§ Task details
Copy out every line of the data exactly.

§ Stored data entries
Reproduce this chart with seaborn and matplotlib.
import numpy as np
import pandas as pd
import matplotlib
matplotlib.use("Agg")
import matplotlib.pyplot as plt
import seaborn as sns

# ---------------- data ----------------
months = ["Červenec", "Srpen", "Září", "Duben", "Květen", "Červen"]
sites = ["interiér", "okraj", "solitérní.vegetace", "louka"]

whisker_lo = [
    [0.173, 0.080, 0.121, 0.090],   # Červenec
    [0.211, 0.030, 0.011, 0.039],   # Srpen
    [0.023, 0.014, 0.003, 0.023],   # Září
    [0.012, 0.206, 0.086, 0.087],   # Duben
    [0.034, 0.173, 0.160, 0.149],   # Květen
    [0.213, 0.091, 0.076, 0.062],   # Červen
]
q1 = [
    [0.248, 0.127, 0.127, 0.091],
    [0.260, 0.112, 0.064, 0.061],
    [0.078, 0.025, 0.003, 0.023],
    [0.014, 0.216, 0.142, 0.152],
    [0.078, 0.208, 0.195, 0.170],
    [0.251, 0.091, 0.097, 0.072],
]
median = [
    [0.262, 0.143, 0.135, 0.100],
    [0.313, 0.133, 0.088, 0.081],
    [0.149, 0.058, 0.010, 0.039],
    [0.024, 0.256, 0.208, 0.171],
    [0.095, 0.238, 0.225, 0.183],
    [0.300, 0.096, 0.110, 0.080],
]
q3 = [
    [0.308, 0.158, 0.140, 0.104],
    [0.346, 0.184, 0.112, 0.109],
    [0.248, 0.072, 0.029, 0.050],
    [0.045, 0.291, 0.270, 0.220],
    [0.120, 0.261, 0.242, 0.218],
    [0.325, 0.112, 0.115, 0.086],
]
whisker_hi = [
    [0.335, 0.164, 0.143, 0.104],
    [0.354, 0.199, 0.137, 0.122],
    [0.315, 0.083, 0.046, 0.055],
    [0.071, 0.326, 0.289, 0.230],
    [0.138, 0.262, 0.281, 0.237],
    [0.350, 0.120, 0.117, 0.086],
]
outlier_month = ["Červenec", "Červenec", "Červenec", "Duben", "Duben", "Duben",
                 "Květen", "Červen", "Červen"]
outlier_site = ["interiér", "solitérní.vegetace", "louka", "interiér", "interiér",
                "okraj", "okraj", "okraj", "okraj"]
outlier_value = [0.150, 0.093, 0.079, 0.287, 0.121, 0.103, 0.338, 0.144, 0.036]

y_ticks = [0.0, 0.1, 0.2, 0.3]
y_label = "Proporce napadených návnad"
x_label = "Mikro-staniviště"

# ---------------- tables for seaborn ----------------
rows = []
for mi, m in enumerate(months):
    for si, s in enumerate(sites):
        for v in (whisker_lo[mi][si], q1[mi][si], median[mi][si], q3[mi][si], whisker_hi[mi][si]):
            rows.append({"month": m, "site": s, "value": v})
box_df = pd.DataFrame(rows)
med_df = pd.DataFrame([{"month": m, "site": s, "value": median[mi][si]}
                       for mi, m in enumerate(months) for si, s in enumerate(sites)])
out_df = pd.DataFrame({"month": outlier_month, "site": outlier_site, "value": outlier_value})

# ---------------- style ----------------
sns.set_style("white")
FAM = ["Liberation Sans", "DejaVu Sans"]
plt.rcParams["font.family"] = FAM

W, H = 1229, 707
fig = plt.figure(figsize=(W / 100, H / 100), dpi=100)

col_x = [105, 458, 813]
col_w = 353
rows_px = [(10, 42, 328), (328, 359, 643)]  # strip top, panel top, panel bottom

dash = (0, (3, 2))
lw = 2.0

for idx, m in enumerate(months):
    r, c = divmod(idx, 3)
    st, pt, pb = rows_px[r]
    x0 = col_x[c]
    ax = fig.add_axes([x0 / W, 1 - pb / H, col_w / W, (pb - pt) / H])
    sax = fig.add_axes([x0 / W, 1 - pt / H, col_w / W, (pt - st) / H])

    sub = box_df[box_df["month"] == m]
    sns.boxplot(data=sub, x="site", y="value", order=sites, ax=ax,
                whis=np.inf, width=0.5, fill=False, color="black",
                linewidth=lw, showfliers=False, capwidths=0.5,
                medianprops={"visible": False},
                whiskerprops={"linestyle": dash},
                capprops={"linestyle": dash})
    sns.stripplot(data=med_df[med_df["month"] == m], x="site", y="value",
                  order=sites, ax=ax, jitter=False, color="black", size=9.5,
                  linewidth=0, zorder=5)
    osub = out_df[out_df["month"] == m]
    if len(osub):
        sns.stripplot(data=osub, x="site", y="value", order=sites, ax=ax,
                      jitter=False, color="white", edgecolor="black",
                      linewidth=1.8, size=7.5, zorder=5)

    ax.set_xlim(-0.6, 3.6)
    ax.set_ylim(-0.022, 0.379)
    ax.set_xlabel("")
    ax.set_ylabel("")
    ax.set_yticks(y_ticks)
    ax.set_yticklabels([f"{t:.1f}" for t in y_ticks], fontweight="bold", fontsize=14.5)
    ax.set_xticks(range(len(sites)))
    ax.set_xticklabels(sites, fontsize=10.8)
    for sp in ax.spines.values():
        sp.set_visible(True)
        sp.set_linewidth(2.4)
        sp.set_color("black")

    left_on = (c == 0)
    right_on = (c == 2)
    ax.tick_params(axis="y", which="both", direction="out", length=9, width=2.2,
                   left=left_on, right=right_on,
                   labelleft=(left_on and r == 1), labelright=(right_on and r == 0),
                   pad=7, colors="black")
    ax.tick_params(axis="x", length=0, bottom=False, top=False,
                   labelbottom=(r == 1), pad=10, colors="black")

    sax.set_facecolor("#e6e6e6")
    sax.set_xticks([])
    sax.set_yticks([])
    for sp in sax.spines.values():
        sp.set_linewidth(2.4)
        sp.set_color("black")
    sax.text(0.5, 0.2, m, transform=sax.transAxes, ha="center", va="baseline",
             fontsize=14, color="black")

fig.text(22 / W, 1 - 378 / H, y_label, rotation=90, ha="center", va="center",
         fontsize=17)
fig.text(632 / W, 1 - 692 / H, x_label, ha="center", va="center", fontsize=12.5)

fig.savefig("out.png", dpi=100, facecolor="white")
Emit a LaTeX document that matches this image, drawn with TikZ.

§ Answer
Reproduce this chart with seaborn and matplotlib.
import numpy as np
import pandas as pd
import matplotlib
matplotlib.use("Agg")
import matplotlib.pyplot as plt
import seaborn as sns

# ---------------- data ----------------
months = ["Červenec", "Srpen", "Září", "Duben", "Květen", "Červen"]
sites = ["interiér", "okraj", "solitérní.vegetace", "louka"]

whisker_lo = [
    [0.173, 0.080, 0.121, 0.090],   # Červenec
    [0.211, 0.030, 0.011, 0.039],   # Srpen
    [0.023, 0.014, 0.003, 0.023],   # Září
    [0.012, 0.206, 0.086, 0.087],   # Duben
    [0.034, 0.173, 0.160, 0.149],   # Květen
    [0.213, 0.091, 0.076, 0.062],   # Červen
]
q1 = [
    [0.248, 0.127, 0.127, 0.091],
    [0.260, 0.112, 0.064, 0.061],
    [0.078, 0.025, 0.003, 0.023],
    [0.014, 0.216, 0.142, 0.152],
    [0.078, 0.208, 0.195, 0.170],
    [0.251, 0.091, 0.097, 0.072],
]
median = [
    [0.262, 0.143, 0.135, 0.100],
    [0.313, 0.133, 0.088, 0.081],
    [0.149, 0.058, 0.010, 0.039],
    [0.024, 0.256, 0.208, 0.171],
    [0.095, 0.238, 0.225, 0.183],
    [0.300, 0.096, 0.110, 0.080],
]
q3 = [
    [0.308, 0.158, 0.140, 0.104],
    [0.346, 0.184, 0.112, 0.109],
    [0.248, 0.072, 0.029, 0.050],
    [0.045, 0.291, 0.270, 0.220],
    [0.120, 0.261, 0.242, 0.218],
    [0.325, 0.112, 0.115, 0.086],
]
whisker_hi = [
    [0.335, 0.164, 0.143, 0.104],
    [0.354, 0.199, 0.137, 0.122],
    [0.315, 0.083, 0.046, 0.055],
    [0.071, 0.326, 0.289, 0.230],
    [0.138, 0.262, 0.281, 0.237],
    [0.350, 0.120, 0.117, 0.086],
]
outlier_month = ["Červenec", "Červenec", "Červenec", "Duben", "Duben", "Duben",
                 "Květen", "Červen", "Červen"]
outlier_site = ["interiér", "solitérní.vegetace", "louka", "interiér", "interiér",
                "okraj", "okraj", "okraj", "okraj"]
outlier_value = [0.150, 0.093, 0.079, 0.287, 0.121, 0.103, 0.338, 0.144, 0.036]

y_ticks = [0.0, 0.1, 0.2, 0.3]
y_label = "Proporce napadených návnad"
x_label = "Mikro-staniviště"

# ---------------- tables for seaborn ----------------
rows = []
for mi, m in enumerate(months):
    for si, s in enumerate(sites):
        for v in (whisker_lo[mi][si], q1[mi][si], median[mi][si], q3[mi][si], whisker_hi[mi][si]):
            rows.append({"month": m, "site": s, "value": v})
box_df = pd.DataFrame(rows)
med_df = pd.DataFrame([{"month": m, "site": s, "value": median[mi][si]}
                       for mi, m in enumerate(months) for si, s in enumerate(sites)])
out_df = pd.DataFrame({"month": outlier_month, "site": outlier_site, "value": outlier_value})

# ---------------- style ----------------
sns.set_style("white")
FAM = ["Liberation Sans", "DejaVu Sans"]
plt.rcParams["font.family"] = FAM

W, H = 1229, 707
fig = plt.figure(figsize=(W / 100, H / 100), dpi=100)

col_x = [105, 458, 813]
col_w = 353
rows_px = [(10, 42, 328), (328, 359, 643)]  # strip top, panel top, panel bottom

dash = (0, (3, 2))
lw = 2.0

for idx, m in enumerate(months):
    r, c = divmod(idx, 3)
    st, pt, pb = rows_px[r]
    x0 = col_x[c]
    ax = fig.add_axes([x0 / W, 1 - pb / H, col_w / W, (pb - pt) / H])
    sax = fig.add_axes([x0 / W, 1 - pt / H, col_w / W, (pt - st) / H])

    sub = box_df[box_df["month"] == m]
    sns.boxplot(data=sub, x="site", y="value", order=sites, ax=ax,
                whis=np.inf, width=0.5, fill=False, color="black",
                linewidth=lw, showfliers=False, capwidths=0.5,
                medianprops={"visible": False},
                whiskerprops={"linestyle": dash},
                capprops={"linestyle": dash})
    sns.stripplot(data=med_df[med_df["month"] == m], x="site", y="value",
                  order=sites, ax=ax, jitter=False, color="black", size=9.5,
                  linewidth=0, zorder=5)
    osub = out_df[out_df["month"] == m]
    if len(osub):
        sns.stripplot(data=osub, x="site", y="value", order=sites, ax=ax,
                      jitter=False, color="white", edgecolor="black",
                      linewidth=1.8, size=7.5, zorder=5)

    ax.set_xlim(-0.6, 3.6)
    ax.set_ylim(-0.022, 0.379)
    ax.set_xlabel("")
    ax.set_ylabel("")
    ax.set_yticks(y_ticks)
    ax.set_yticklabels([f"{t:.1f}" for t in y_ticks], fontweight="bold", fontsize=14.5)
    ax.set_xticks(range(len(sites)))
    ax.set_xticklabels(sites, fontsize=10.8)
    for sp in ax.spines.values():
        sp.set_visible(True)
        sp.set_linewidth(2.4)
        sp.set_color("black")

    left_on = (c == 0)
    right_on = (c == 2)
    ax.tick_params(axis="y", which="both", direction="out", length=9, width=2.2,
                   left=left_on, right=right_on,
                   labelleft=(left_on and r == 1), labelright=(right_on and r == 0),
                   pad=7, colors="black")
    ax.tick_params(axis="x", length=0, bottom=False, top=False,
                   labelbottom=(r == 1), pad=10, colors="black")

    sax.set_facecolor("#e6e6e6")
    sax.set_xticks([])
    sax.set_yticks([])
    for sp in sax.spines.values():
        sp.set_linewidth(2.4)
        sp.set_color("black")
    sax.text(0.5, 0.2, m, transform=sax.transAxes, ha="center", va="baseline",
             fontsize=14, color="black")

fig.text(22 / W, 1 - 378 / H, y_label, rotation=90, ha="center", va="center",
         fontsize=17)
fig.text(632 / W, 1 - 692 / H, x_label, ha="center", va="center", fontsize=12.5)

fig.savefig("out.png", dpi=100, facecolor="white")
Emit a LaTeX document that matches this image, drawn with TikZ.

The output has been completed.